When I listen to the news....

....or any form of media really, I feel like someone's trying to trick me, like they're trying to pull the wool over my eyes as to how this reality works and what's really going on in the world. In their Matrix-version of reality (which they do a great job of imposing on everyone), the political system is democratic and just, our votes count for something, we're fighting in Afghanistan to combat terrorism, the threat of global warming is looming, etc. etc. ad nauseam.

When you're inundated with this kind of information day after day after day, you don't really have time to pause and reflect and just think for yourself. I often wonder what kind of worldview, what values and ideals and beliefs a person would have, if they had never been exposed to media influence directly or indirectly..... perhaps I can never know. But I do know that I personally am able to think much more clearly and critically having minimized my exposure to television, radio, mainstream news, magazines etc for the past few years. And as a consequence my spiritual growth has taken leaps forward too.

I shall do a full post on television soon.

5 October 2009

Fighting the commercialism

Our culture is sooo wasteful. We buy & throw away so much junk. Because everything is mass-produced, ubiquitous and cheap, no one has to put time and effort into making their own stuff now, they can just go to a store and buy it - thus, things lose their value. I'm into knitting and crochet, making toys and clothes and things, and I know that when you've put your heart and soul into making something you value it so much more.

It's partly the pace of our lifestyles that's to blame. With both parents working now, in most households, we haven't got time to waste on making clothes and stuff - we let someone else do it, and we even expect our meals to be cooked for us. And the big companies have been all too happy to provide an array of processed junk foods for our convenience (but to the detriment of our health).

It was a trip to the shops today that got me thinking about all this. I was aghast at all the Halloween stuff that's in all the stores this time of year - rows and rows of sweets, accessories, costumes, masks, toys etc. People seem to be on autopilot: oh, it's October again, time to start buying all the same stuff we bought last year and then threw away. And once Halloween is over the Christmas stuff will start coming out. And after Christmas, all the Easter eggs will be going on the shelves. It's like a game. And I'm wondering, who is falling for this year after year?!?! Doesn't it get a little...repetitive? Is no one seeing through all the commercialism? Guess not.

Fortunately, to counterbalance all the insane over-the-top-ness of it all, there seem to be more and more people yearning to live a more simple, frugal life. And not just because of the recession. I'm doing my bit to bring back the old arts & crafts, trying to start a knitting revolution. ;) I've got both my grannies into it again, as well as a few ladies from the office where I worked earlier this year, and it's always a conversation-starter when you're sitting on the train knitting some fancy-looking thing.

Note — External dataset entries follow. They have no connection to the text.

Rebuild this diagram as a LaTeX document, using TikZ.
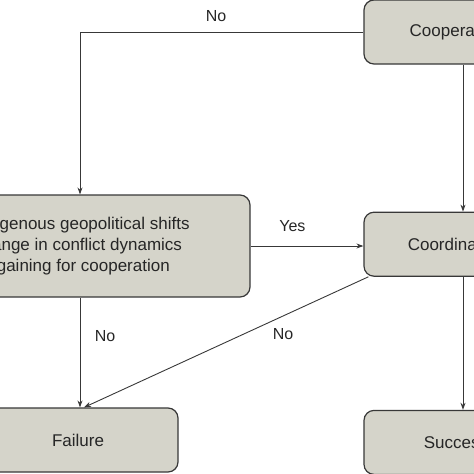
\documentclass[tikz,border=0pt]{standalone}
\usepackage{fontspec}
\setmainfont{Liberation Sans}
\usetikzlibrary{positioning,arrows.meta}
\definecolor{boxfill}{HTML}{D5D4CA}
\definecolor{boxline}{HTML}{383838}
\definecolor{inkgray}{HTML}{262626}
\begin{document}
\begin{tikzpicture}[->,
					>={Stealth[length=7pt,width=5pt]},
					x=1pt,y=1pt,
					line width=0.9pt,
					draw=boxline,
					box/.style={draw=boxline,fill=boxfill,rounded corners=10pt,line width=1.2pt,
						minimum width=200pt,minimum height=64pt,text=inkgray,
						font=\fontsize{17}{21}\selectfont},
					lbl/.style={text=inkgray,font=\fontsize{16}{19}\selectfont}]

  \useasboundingbox (0,0) rectangle (474,-474);

  \node[box,minimum width=184pt] (coop) at (456,-32) {Cooperation};
  \node[box,minimum width=184pt] (coord) [below=147pt of coop] {Coordination};
  \node[box,minimum width=184pt] (success) [below=133pt of coord] {Success};
  \node[box,minimum width=340pt,minimum height=102pt,align=left] (exog) at (80,-246)
    {Exogenous geopolitical shifts\\Change in conflict dynamics\\Bargaining for cooperation};
  \node[box] (failure) at (78,-440) {Failure};

  \draw (coop.west) -| node[lbl,pos=0.26,above=7pt] {No} (exog.north);
  \draw ([xshift=7pt]coop.south) -- ([xshift=7pt]coord.north);
  \draw (exog.east) -- node[lbl,pos=0.37,above=11pt] {Yes} (exog.east -| coord.west);
  \draw ([xshift=7pt]coord.south) -- ([xshift=7pt]success.north);
  \draw (exog.south) -- node[lbl,pos=0.35,right=11pt] {No} (exog.south |- failure.north);
  \draw ([xshift=5pt]coord.south west) -- node[lbl,pos=0.3,below=9pt] {No} ([xshift=6pt]failure.north);
\end{tikzpicture}
\end{document}
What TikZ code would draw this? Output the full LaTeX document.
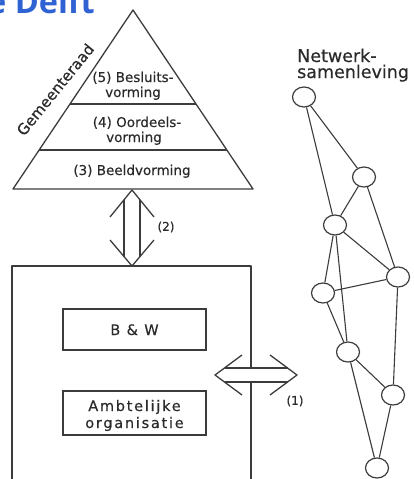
\documentclass[tikz,border=0pt]{standalone}
\usepackage{fontspec}
\setmainfont{DejaVu Sans}[FakeBold=0.4]
\newfontfamily\titlefont{Open Sans}
\usetikzlibrary{shapes.geometric}
\definecolor{ink}{HTML}{3C3C3C}
\definecolor{txt}{HTML}{2A2A2A}
\definecolor{titleblue}{HTML}{2F62D3}
\tikzset{
  line/.style={draw=ink, line width=1.3pt, line join=round},
  lbl/.style={text=txt, inner sep=0pt, anchor=base},
  tri/.style={lbl, font=\fontsize{13.5}{15}\selectfont},
  boxtxt/.style={lbl, font=\fontsize{14.5}{17}\selectfont\addfontfeature{LetterSpace=12}},
  netnode/.style={ellipse, draw=ink, line width=1.2pt, fill=white,
    minimum width=23pt, minimum height=20pt, inner sep=0pt},
  netline/.style={draw=ink, line width=1.1pt},
}
\begin{document}
\begin{tikzpicture}[x=1pt,y=-1pt]
\useasboundingbox (0,0) rectangle (414,479);
\clip (0,0) rectangle (414,479);
% title (cut off)
\node[inner sep=0pt, anchor=base west, text=titleblue,
  font=\titlefont\bfseries\fontsize{32.5}{34}\selectfont] (title) at (-13,13) {e Delft};
% pyramid
\draw[line] (133,10) coordinate (apex) -- (253,189) coordinate (br)
  -- (13,189) coordinate (bl) -- cycle;
\draw[line] (70,104) -- (196,104);
\draw[line] (39,150) -- (227,150);
\node[tri] (t5a) at (133,82) {(5) Besluits-};
\node[tri] (t5b) at (133,97) {vorming};
\node[tri] (t4a) at (137,127) {(4) Oordeels-};
\node[tri] (t4b) at (134,142) {vorming};
\node[tri] (t3) at (132,175) {(3) Beeldvorming};
\node[lbl, anchor=base west, rotate=51, font=\fontsize{15}{17}\selectfont] (gr)
  at (24,137) {Gemeenteraad};
% vertical double arrow (2)
\draw[line] (110,217) -- (132,190) -- (154,217);
\draw[line] (110,240) -- (132,266) -- (154,240);
\draw[line] (124,199.8) -- (124,256.5);
\draw[line] (140,199.8) -- (140,256.5);
\node[lbl, anchor=center, font=\fontsize{12}{14}\selectfont] (l2) at (166,227) {(2)};
% main box
\draw[line] (251,368) -- (251,266) -- (12,266) -- (12,490);
\draw[line] (251,382) -- (251,490);
\node[draw=ink, line width=1.1pt, minimum width=143pt, minimum height=41pt, inner sep=0pt]
  (bw) at (134.5,329.5) {};
\node[boxtxt] (bwt) at (134.5,335) {B \& W};
\node[draw=ink, line width=1.1pt, minimum width=143pt, minimum height=44pt, inner sep=0pt]
  (ao) at (134.5,413) {};
\node[boxtxt] (aot1) at (134.5,411) {Ambtelijke};
\node[boxtxt] (aot2) at (134.5,428) {organisatie};
% horizontal double arrow (1)
\draw[line] (242,355) -- (215,375) -- (242,395);
\draw[line] (270,355) -- (297,375) -- (270,395);
\draw[line] (224.5,368) -- (287.5,368);
\draw[line] (224.5,382) -- (287.5,382);
\node[lbl, anchor=center, font=\fontsize{12}{14}\selectfont] (l1) at (295,401) {(1)};
% network
\node[lbl, anchor=base west, font=\fontsize{17.5}{16}\selectfont] (nw1) at (297,62) {Netwerk-};
\node[lbl, anchor=base west, font=\fontsize{17.5}{16}\selectfont] (nw2) at (297,78) {samenleving};
\node[netnode] (n1) at (304,97) {};
\node[netnode] (n2) at (364,177) {};
\node[netnode] (n3) at (335,225) {};
\node[netnode] (n4) at (398,277) {};
\node[netnode] (n5) at (323,293) {};
\node[netnode] (n6) at (348,352) {};
\node[netnode] (n7) at (393,395) {};
\node[netnode] (n8) at (377,468) {};
\draw[netline] (n1) -- (n2);
\draw[netline] (n1) -- (n3);
\draw[netline] (n2) -- (n3);
\draw[netline] (n2) -- (n4);
\draw[netline] (n3) -- (n4);
\draw[netline] (n3) -- (n5);
\draw[netline] (n3) -- (n6);
\draw[netline] (n5) -- (n4);
\draw[netline] (n5) -- (n6);
\draw[netline] (n4) -- (n7);
\draw[netline] (n6) -- (n7);
\draw[netline] (n6) -- (n8);
\draw[netline] (n7) -- (n8);
\end{tikzpicture}
\end{document}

I've vowed to make all my Christmas gifts for people this year. I think I'll be making a lot of amigurumi toys. Maybe I'll put up some pictures on the blog...

3 October 2009

Dealing with Negative Influences

How can we pinpoint and root out negative influences from our lives? First of all, I feel it's necessary to define the term 'negative influence'. Initially it occurred to me to describe it as anything outside of you that takes away your peace. That's still a decent definition, but it doesn't apply universally; for example, sometimes we need to hear the truth for the sake of our personal growth or to shatter our illusions and shake us out of our comfortability, even if that truth temporarily takes away our peace or makes us uneasy. The ego might shy away from the truth but our souls should not.

But of course, if you perceive that something or someone is repeatedly having a negative effect on you, draining your energy, sapping your enthusiasm, or perhaps hampering your spiritual growth, it's perfectly reasonable to acknowledge this and politely boot said negative influence out of your life. You are probably familiar with the term "energy vampire" by now. Well, I had one of these in my life until recently, when I finally realised the effect this person's unrelenting negativity was having on me and began to distance myself from them. They are the kind of person that you try to help, counsel and support, and just when you think you've made a breakthrough and they've left behind their old ways of thinking and come to a new understanding, they go and say/do something that proves they really haven't changed a bit. And their constant soul-sucking, draining negative talk wears you out and induces doubt and fear in such a subtle way that it is almost imperceptible unless you're very self-aware (which I am trying to be better at!), but the effects are cumulative over time. So thank goodness I finally recognised it and am feeling more like myself again without constantly having my energy sapped by negative talk.

Besides negative people, I can think of another very detrimental influence that usually goes unrecognised: the media. Particularly television for its mind-numbing effects, but not only that.... also daily newspapers selling you a hefty dose of lies and stories of war, murder, doom and gloom... 'fashion' magazines telling women they won't be attractive unless they can fit into size 0 jeans... the radio pumping out generic songs day after day, of which many lyrics promote subtly destructive messages. Most of these influences, if not overtly negative by most people's definition, at least serve to uphold the status quo.

At the end of the day, no one can pinpoint negative influences for you. You have to practise self-awareness in an almost meditative way; carefully observe every thought, feeling and reaction as you go about your day. Are there certain people, activities, places, habits that repeatedly induce negative or non-constructive thought patterns? Does someone in your life sap your energy by continually criticising and complaining? Do you feel unduly fatigued/depressed after eating certain foods? Keep observing & questioning in this way, and you will start making connections between your external life (other people, events etc) and your inner life (your moods, thoughts and feelings).